Workflow standardization without overengineering
Professional services firms often overcomplicate ERP design by trying to model every delivery nuance in the core platform. That increases implementation overruns and weakens usability. A better approach is to standardize the workflows that drive enterprise control and visibility, while allowing limited flexibility in delivery methods where it does not compromise reporting integrity.
For example, milestone billing, managed services, and time-and-materials engagements may require different commercial handling. But they should still follow common project initiation controls, resource request standards, change governance, and portfolio reporting logic. This balance supports operational modernization while avoiding unnecessary customization that slows cloud ERP migration and future release adoption.
Risk management and operational resilience during rollout
ERP rollout governance in professional services must account for business continuity risks that are easy to underestimate. If project setup is delayed during cutover, consultants may not be able to book time correctly. If billing integration fails, cash flow can be affected within days. If resource data is incomplete, staffing decisions may revert to offline workarounds that undermine trust in the new platform.
Operational resilience requires a phased deployment methodology with clear readiness gates: data quality thresholds, role-based training completion, cutover rehearsal, parallel reporting validation, and contingency procedures for critical workflows. Firms should also define what must be stable at go-live versus what can be optimized later. This discipline protects continuity and prevents transformation fatigue.

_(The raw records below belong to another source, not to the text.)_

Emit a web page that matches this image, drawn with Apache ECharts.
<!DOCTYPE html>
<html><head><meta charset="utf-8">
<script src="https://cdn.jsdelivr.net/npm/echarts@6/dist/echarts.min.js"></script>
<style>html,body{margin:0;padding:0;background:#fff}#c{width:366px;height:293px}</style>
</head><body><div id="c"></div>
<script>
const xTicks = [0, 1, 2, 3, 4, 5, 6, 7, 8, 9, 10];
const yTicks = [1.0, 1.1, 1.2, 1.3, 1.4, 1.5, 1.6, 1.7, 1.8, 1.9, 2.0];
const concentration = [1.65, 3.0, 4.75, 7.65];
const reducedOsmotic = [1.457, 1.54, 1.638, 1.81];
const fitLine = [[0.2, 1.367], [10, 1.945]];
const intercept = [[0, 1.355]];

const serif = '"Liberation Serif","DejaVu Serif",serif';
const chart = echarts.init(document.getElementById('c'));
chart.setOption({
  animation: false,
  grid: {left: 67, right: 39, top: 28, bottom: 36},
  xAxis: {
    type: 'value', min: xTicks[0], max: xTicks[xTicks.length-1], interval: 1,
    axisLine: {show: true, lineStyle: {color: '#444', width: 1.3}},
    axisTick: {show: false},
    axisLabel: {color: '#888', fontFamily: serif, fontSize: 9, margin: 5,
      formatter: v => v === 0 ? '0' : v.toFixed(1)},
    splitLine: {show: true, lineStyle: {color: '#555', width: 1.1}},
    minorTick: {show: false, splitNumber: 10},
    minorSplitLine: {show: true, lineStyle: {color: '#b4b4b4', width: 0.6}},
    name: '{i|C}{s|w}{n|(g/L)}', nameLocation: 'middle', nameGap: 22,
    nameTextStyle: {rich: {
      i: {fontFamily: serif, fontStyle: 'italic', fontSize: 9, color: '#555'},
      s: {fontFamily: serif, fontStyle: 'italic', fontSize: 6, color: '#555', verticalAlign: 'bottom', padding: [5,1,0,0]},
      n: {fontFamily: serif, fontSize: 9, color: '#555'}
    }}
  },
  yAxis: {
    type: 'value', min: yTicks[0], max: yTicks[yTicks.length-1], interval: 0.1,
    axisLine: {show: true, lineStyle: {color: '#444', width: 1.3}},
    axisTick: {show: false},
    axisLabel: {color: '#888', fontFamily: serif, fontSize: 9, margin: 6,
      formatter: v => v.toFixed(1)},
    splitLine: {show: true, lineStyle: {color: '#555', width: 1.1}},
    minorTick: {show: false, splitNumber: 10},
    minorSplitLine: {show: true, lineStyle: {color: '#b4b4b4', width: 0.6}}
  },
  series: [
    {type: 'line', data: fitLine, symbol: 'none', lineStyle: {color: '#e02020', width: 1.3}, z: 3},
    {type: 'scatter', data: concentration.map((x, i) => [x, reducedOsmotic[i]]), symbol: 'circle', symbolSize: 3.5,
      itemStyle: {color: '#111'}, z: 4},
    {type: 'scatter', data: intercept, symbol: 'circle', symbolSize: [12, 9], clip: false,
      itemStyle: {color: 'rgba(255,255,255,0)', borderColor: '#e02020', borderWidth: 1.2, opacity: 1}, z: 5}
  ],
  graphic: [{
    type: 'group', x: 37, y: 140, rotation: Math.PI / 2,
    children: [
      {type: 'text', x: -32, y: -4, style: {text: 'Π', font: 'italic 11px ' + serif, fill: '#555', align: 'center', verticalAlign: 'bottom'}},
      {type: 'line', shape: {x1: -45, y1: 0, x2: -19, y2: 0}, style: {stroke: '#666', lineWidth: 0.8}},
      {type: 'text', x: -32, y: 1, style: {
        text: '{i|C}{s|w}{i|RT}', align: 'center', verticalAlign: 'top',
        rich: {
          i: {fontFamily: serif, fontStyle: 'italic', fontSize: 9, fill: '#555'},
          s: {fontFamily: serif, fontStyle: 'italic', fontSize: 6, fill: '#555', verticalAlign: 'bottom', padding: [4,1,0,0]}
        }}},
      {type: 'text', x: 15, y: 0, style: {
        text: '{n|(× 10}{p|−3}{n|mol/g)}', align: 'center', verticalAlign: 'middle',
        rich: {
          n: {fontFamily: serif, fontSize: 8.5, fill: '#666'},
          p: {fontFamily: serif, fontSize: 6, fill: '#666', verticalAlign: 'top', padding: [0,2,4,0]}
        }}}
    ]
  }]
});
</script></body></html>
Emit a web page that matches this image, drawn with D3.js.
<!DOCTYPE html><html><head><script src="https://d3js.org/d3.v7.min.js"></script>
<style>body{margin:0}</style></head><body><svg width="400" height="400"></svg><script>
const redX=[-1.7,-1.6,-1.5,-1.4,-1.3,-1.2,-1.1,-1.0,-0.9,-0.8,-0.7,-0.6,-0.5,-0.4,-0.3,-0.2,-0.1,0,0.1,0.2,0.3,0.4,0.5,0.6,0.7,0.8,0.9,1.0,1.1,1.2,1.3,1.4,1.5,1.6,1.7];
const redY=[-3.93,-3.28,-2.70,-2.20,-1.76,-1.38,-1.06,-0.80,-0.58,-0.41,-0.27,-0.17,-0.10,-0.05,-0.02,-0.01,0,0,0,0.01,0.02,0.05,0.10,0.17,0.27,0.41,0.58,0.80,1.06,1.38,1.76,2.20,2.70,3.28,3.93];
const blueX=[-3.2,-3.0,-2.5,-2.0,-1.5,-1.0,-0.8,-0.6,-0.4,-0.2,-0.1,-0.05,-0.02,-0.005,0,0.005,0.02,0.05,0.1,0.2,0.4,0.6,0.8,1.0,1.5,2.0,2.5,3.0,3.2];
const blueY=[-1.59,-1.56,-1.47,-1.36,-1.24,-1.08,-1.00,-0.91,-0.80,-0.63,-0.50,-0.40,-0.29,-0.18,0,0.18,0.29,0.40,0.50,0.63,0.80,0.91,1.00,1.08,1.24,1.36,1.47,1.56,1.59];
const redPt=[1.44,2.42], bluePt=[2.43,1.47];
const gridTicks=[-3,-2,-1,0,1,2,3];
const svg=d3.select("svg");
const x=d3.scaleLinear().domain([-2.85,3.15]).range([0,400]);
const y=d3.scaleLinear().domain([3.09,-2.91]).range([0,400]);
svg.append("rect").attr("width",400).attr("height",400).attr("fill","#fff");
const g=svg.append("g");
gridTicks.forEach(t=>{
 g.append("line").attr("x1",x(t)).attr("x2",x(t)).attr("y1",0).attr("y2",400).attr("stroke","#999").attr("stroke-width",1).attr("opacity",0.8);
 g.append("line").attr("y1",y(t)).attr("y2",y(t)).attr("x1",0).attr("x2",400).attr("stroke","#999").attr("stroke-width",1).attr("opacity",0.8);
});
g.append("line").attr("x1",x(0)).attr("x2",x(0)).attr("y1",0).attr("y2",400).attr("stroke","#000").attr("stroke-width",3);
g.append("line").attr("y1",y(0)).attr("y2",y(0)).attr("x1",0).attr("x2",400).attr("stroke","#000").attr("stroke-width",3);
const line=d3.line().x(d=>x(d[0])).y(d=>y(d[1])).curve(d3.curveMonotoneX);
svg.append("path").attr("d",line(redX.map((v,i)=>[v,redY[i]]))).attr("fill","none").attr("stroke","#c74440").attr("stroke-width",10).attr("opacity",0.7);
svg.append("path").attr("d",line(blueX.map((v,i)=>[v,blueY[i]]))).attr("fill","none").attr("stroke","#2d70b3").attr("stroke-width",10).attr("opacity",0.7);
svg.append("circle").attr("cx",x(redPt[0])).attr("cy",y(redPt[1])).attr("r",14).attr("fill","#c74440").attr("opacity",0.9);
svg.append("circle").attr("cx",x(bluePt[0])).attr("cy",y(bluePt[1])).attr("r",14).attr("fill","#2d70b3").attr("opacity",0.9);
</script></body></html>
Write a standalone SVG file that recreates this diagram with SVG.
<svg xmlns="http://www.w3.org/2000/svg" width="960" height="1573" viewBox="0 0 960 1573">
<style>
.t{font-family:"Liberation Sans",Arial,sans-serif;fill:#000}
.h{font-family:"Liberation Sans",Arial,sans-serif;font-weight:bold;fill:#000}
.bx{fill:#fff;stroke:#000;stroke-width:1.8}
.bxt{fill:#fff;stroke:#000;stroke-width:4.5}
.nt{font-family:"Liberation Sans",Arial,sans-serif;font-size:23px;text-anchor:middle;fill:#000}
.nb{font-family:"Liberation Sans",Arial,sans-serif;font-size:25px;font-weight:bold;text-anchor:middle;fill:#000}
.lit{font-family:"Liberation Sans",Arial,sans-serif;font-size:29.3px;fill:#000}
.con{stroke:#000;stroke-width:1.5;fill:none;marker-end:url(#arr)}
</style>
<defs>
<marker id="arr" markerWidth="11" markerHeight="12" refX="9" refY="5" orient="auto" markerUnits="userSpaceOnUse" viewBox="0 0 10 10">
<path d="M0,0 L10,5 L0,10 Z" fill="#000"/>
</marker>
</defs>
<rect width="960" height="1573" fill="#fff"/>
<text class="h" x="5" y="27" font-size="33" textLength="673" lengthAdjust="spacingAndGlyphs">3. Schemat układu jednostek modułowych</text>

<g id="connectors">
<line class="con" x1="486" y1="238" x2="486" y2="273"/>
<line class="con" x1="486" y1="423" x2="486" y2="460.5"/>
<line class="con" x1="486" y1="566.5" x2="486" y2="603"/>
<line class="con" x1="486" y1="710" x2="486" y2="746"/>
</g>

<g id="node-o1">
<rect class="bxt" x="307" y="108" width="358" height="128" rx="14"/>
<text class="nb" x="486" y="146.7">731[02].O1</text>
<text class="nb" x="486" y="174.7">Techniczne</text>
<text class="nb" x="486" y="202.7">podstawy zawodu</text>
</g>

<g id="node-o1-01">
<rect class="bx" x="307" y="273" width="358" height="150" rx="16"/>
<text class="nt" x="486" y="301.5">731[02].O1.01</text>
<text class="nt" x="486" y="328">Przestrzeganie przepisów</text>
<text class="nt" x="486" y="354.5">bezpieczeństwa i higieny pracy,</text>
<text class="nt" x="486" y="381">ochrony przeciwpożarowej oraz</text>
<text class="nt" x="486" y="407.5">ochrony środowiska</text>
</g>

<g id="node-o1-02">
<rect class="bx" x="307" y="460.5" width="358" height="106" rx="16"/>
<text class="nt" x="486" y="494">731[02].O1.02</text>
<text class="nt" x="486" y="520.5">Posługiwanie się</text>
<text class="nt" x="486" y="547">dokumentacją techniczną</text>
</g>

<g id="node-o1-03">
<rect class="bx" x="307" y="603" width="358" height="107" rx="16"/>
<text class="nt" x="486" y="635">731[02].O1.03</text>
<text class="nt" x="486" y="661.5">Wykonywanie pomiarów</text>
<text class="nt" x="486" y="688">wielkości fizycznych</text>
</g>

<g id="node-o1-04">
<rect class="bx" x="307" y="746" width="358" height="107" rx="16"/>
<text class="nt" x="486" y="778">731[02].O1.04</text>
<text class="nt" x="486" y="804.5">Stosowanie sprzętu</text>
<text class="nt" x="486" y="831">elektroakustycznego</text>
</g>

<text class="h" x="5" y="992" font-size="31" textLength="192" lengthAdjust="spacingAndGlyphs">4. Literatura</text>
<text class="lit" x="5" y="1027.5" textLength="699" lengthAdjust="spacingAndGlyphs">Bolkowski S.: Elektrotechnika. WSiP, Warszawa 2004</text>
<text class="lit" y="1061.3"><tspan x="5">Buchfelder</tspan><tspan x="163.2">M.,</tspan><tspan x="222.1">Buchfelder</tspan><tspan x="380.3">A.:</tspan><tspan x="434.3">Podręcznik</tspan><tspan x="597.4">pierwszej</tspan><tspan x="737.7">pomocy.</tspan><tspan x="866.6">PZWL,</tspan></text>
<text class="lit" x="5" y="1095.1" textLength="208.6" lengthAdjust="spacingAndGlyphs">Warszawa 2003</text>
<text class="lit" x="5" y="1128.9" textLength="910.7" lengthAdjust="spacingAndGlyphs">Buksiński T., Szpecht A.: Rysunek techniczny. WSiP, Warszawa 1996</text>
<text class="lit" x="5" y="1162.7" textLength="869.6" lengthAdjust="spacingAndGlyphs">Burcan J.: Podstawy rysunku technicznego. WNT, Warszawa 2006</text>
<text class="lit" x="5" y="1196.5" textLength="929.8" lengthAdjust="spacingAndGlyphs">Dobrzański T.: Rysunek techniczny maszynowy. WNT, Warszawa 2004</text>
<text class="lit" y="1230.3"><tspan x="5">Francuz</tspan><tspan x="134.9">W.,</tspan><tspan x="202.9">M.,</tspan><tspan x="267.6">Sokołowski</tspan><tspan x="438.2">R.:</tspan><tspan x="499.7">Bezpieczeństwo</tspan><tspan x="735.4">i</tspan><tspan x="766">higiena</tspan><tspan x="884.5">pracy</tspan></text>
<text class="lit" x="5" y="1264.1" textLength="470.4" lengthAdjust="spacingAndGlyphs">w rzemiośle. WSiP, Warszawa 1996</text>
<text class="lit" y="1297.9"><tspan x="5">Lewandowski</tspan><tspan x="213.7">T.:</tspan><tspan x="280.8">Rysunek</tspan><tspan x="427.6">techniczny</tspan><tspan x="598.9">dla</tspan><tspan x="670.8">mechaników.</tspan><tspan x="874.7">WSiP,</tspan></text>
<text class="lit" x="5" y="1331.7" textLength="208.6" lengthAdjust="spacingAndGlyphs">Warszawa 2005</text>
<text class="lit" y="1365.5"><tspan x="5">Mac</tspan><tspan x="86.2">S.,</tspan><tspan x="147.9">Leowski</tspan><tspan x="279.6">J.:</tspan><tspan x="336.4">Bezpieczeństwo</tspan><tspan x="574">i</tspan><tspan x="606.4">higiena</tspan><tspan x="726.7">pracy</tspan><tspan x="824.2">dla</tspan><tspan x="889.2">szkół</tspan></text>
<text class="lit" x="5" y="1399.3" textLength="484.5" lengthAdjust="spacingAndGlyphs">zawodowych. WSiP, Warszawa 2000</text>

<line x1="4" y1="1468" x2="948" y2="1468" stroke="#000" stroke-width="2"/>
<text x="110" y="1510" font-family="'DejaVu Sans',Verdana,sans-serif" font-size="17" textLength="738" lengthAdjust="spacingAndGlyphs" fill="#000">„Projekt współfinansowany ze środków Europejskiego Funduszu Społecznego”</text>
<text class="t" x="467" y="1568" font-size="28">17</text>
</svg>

Executive recommendations for portfolio and resource visibility transformation
Executives should sponsor ERP modernization as an operating model change anchored in portfolio governance, not as a finance-led software replacement. The strongest programs define measurable outcomes early: reduced staffing latency, improved utilization confidence, lower forecast variance, faster project activation, and more consistent margin reporting across practices.
Leaders should also insist on a disciplined exception model. Every customization, local workflow deviation, or reporting variant should be evaluated against enterprise scalability, cloud release sustainability, and visibility impact. This is especially important in acquisitive firms where inherited process diversity can quietly erode modernization value.
Finally, treat adoption as a governance stream with executive visibility. If resource managers, project leaders, and finance teams do not change daily behaviors, the organization will not achieve connected operations regardless of platform capability. Sustainable value comes from implementation governance, organizational enablement, and workflow standardization working together.
The strategic outcome
When implemented with strong transformation governance, a professional services ERP platform becomes the control system for portfolio prioritization, resource deployment, project economics, and operational continuity. It enables leaders to move from reactive staffing and retrospective reporting to proactive capacity planning and portfolio steering.
That is the real promise of professional services ERP transformation: not just system consolidation, but enterprise visibility that supports better decisions, stronger resilience, and scalable growth across practices, regions, and service lines.